While it is one of the most spectacular images of the earth taken from deep space, the Cassini photograph is still much closer to home than the Voyager 1 photograph that NASA retrieved in 1990 from some 4 billion miles, an image that famously prompted the American astronomer Carl Sagan to refer to Earth as “a pale blue dot.” Sagan noted that this image confounded the “delusion that we have some sort of privileged position in the Universe.”
Far from condemning humanity to irrelevance, however, Sagan and many other scientists felt that the photographs inspired a deeper appreciation of the planet’s fragile beauty. Indeed, Carolyn Porco, who leads the Cassini imaging team at the Space Science Institute in Boulder, Colorado has said that a 2006 sighting of Earth among the rings of Saturn had left her eager to make another image that would allow “everyone around the globe to savor the uniqueness of our planet and the preciousness of the life on it.”
Living in an age of rapid technological progress, we often forget how long it has taken us to come to terms with the scales on which life as a whole can be understood, not to mention the truly baffling dimensions of interstellar space. Shortly before the French Revolution a Scot called James Hutton, the father of modern geology, recalibrated our sense of Earth’s age ‒ which Bishop James Ussher had, infamously, declared to be around 4,000 years ‒ when he realized that the rock strata in an “angular unconformity” in southern Scotland showed the true figure to be several degrees of magnitude beyond contemporary estimates.

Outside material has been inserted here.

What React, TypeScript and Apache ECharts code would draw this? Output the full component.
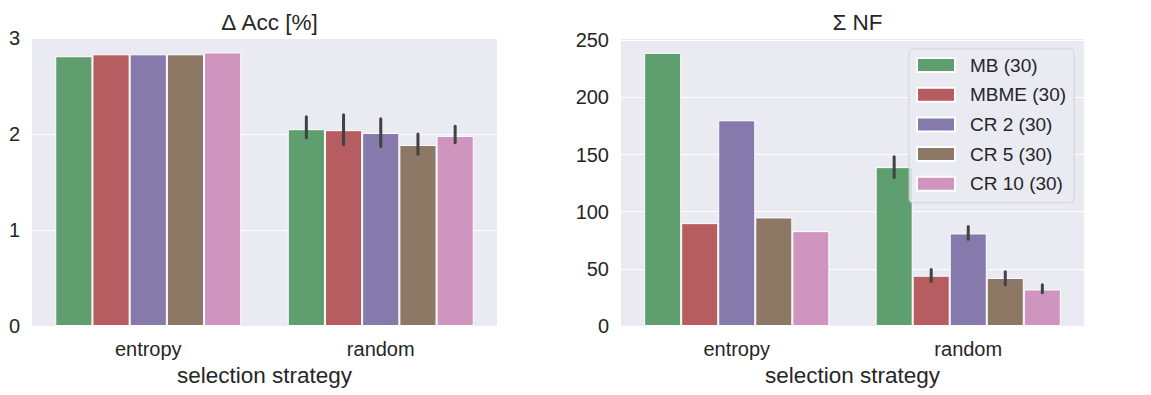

As James Hutton decoded the “annals of a former world” and understood that Earth was millions rather than thousands of years old, he wrote that his “mind seemed to grow giddy by looking so far into the abyss of time.” Twenty years later the prodigious astronomer William Herschel came to a similar conclusion about the night sky when he concluded that ‘deep space’ must also imply ‘deep time.’ In a similarly unsettling moment, Herschel realized that his telescope’s power of “penetrating space” was also a way of “penetrating into time past” and that some of the light that he was observing must have been travelling for close to two million years.”
In the short time that Cassini has been travelling towards Saturn, a great deal seems to have happened on Earth, much of it far from inspirational. A war barely noticed outside Africa has quietly consumed more than 4,000,000 lives; trillions of dollars have been squandered on military conflicts and other geopolitical follies, and thanks to rampant greed and corruption, the global financial system has faltered and nearly ground to a halt twice. During this brief time, taken in our entirety, it is far from clear that we are making any progress at all.

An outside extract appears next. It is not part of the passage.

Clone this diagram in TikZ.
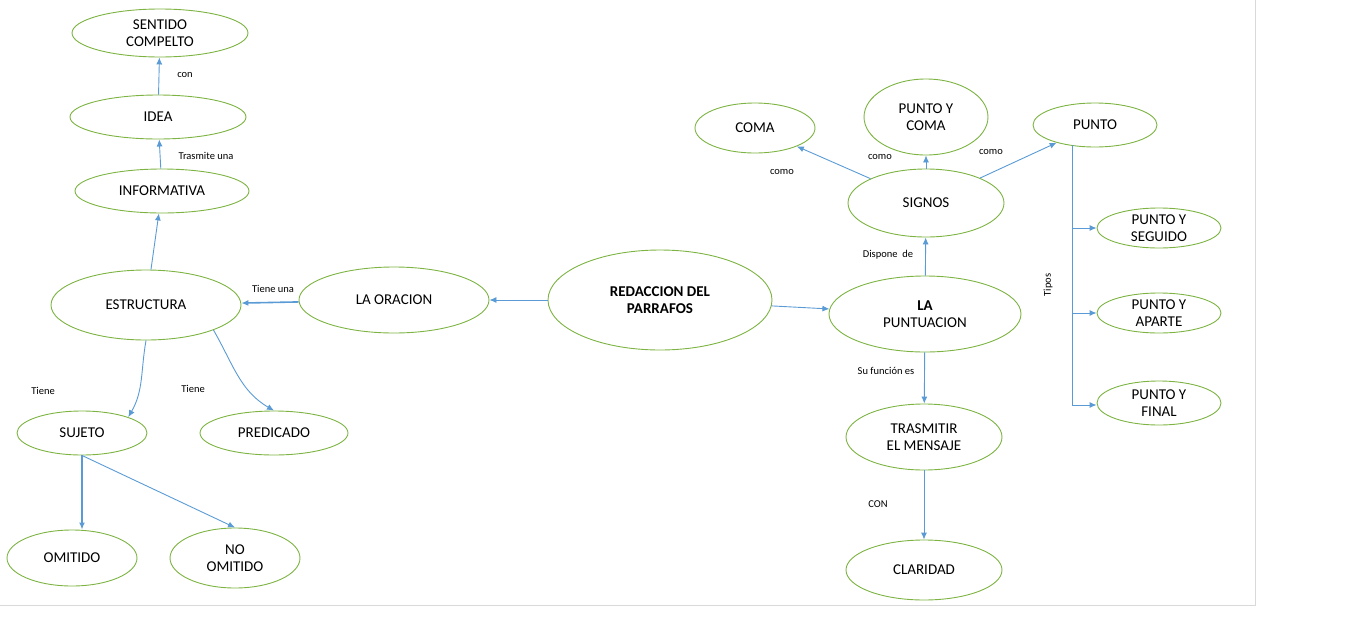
\documentclass[tikz,border=0pt]{standalone}
\usepackage{fontspec}
\setmainfont{Carlito}
\usetikzlibrary{shapes.geometric,arrows.meta}
\definecolor{lineblue}{HTML}{5B9BD5}
\definecolor{ovalgreen}{HTML}{7CB342}
\tikzset{
  concept/.style={ellipse, draw=ovalgreen, line width=0.9pt, inner sep=0pt,
    align=center, font=\fontsize{15}{17}\selectfont},
  link/.style={draw=lineblue, line width=0.9pt, -{Latex[length=7pt,width=6pt]}},
  tag/.style={font=\fontsize{10.5}{12}\selectfont}
}
\begin{document}
\begin{tikzpicture}[x=1pt,y=-1pt]
	\useasboundingbox (0,0) rectangle (1366,619);
	\draw[gray!30, line width=1pt] (1255,0) -- (1255,605) -- (0,605);

	% conceptos
	\node[concept, minimum width=176, minimum height=48] (sentido) at (160,33) {SENTIDO\\COMPELTO};
	\node[concept, minimum width=176, minimum height=44] (idea) at (158,117) {IDEA};
	\node[concept, minimum width=174, minimum height=44] (informativa) at (162,191) {INFORMATIVA};
	\node[concept, minimum width=190, minimum height=70] (estructura) at (146,305) {ESTRUCTURA};
	\node[concept, minimum width=190, minimum height=66] (oracion) at (394,300) {LA ORACION};
	\node[concept, minimum width=224, minimum height=100, font=\bfseries\fontsize{15}{17}\selectfont] (redaccion) at (660,300) {REDACCION DEL\\PARRAFOS};
	\node[concept, minimum width=192, minimum height=76] (puntuacion) at (925,314) {\textbf{LA}\\PUNTUACION};
	\node[concept, minimum width=156, minimum height=68] (signos) at (926,203) {SIGNOS};
	\node[concept, minimum width=120, minimum height=50] (coma) at (755,128) {COMA};
	\node[concept, minimum width=124, minimum height=76] (puntoycoma) at (926,117) {PUNTO Y\\COMA};
	\node[concept, minimum width=124, minimum height=44] (punto) at (1095,125) {PUNTO};
	\node[concept, minimum width=124, minimum height=40] (seguido) at (1159,228) {PUNTO Y\\SEGUIDO};
	\node[concept, minimum width=124, minimum height=40] (aparte) at (1159,313) {PUNTO Y\\APARTE};
	\node[concept, minimum width=124, minimum height=44] (final) at (1159,403) {PUNTO Y\\FINAL};
	\node[concept, minimum width=156, minimum height=66] (trasmitir) at (924,437) {TRASMITIR\\EL MENSAJE};
	\node[concept, minimum width=156, minimum height=60] (claridad) at (924,570) {CLARIDAD};
	\node[concept, minimum width=130, minimum height=44] (sujeto) at (82,433) {SUJETO};
	\node[concept, minimum width=148, minimum height=44] (predicado) at (274,433) {PREDICADO};
	\node[concept, minimum width=130, minimum height=56] (omitido) at (72,558) {OMITIDO};
	\node[concept, minimum width=130, minimum height=60] (noomitido) at (235,558) {NO\\OMITIDO};

	% enlaces
	\draw[link] (estructura) -- (informativa);
	\draw[link] (informativa) -- (idea);
	\draw[link] (idea) -- (sentido);
	\draw[link, line width=1.6pt] (oracion) -- (estructura);
	\draw[link] (redaccion) -- (oracion);
	\draw[link] (redaccion) -- (puntuacion);
	\draw[link] (puntuacion) -- (signos);
	\draw[link] (signos) -- (coma);
	\draw[link] (signos) -- (puntoycoma);
	\draw[link] (signos) -- (punto);
	\draw[link] (puntuacion) -- (trasmitir);
	\draw[link] (trasmitir) -- (claridad);
	\draw[link] (estructura.south) to[out=-100,in=60] (sujeto.north east);
	\draw[link] (estructura.south east) to[out=-60,in=150] (predicado.north);
	\draw[link, line width=1.6pt] (sujeto.south) -- (sujeto.south |- omitido.north);
	\draw[link] (sujeto.south) -- (noomitido.north);

	% tipos de punto
	\coordinate (tree) at (1072,145);
	\draw[lineblue, line width=0.9pt] (tree) -- (1072,405);
	\foreach \n/\y in {seguido/228, aparte/313, final/405}
		\draw[link] (1072,\y) -- (\n.west |- 0,\y);
	\node[tag, rotate=90] at (1048,285) {Tipos};

	% etiquetas
	\node[tag] at (185,75) {con};
	\node[tag] at (206,156) {Trasmite una};
	\node[tag] at (273,289) {Tiene una};
	\node[tag] at (43,391) {Tiene};
	\node[tag] at (193,389) {Tiene};
	\node[tag] at (782,172) {como};
	\node[tag] at (880,157) {como};
	\node[tag] at (991,152) {como};
	\node[tag] at (888,255) {Dispone\ \ de};
	\node[tag] at (886,371) {Su función es};
	\node[tag] at (878,504) {CON};
\end{tikzpicture}
\end{document}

Cassini’s images invite us to alter our perspective radically, and to remember in Sagan’s memorable words that “everyone you love, everyone you know, everyone you ever heard of, every human being who ever was, lived out their lives” has lived on this pale blue dot; “every saint and sinner in the history of our species [has] lived there-on a mote of dust suspended in a sunbeam.” Space photographs moved Sagan to write that “Earth is the only world known so far to harbour life. There is nowhere else, at least in the near future, to which our species could migrate. Visit, yes. Settle, not yet. Like it or not, for the moment the Earth is where we make our stand.”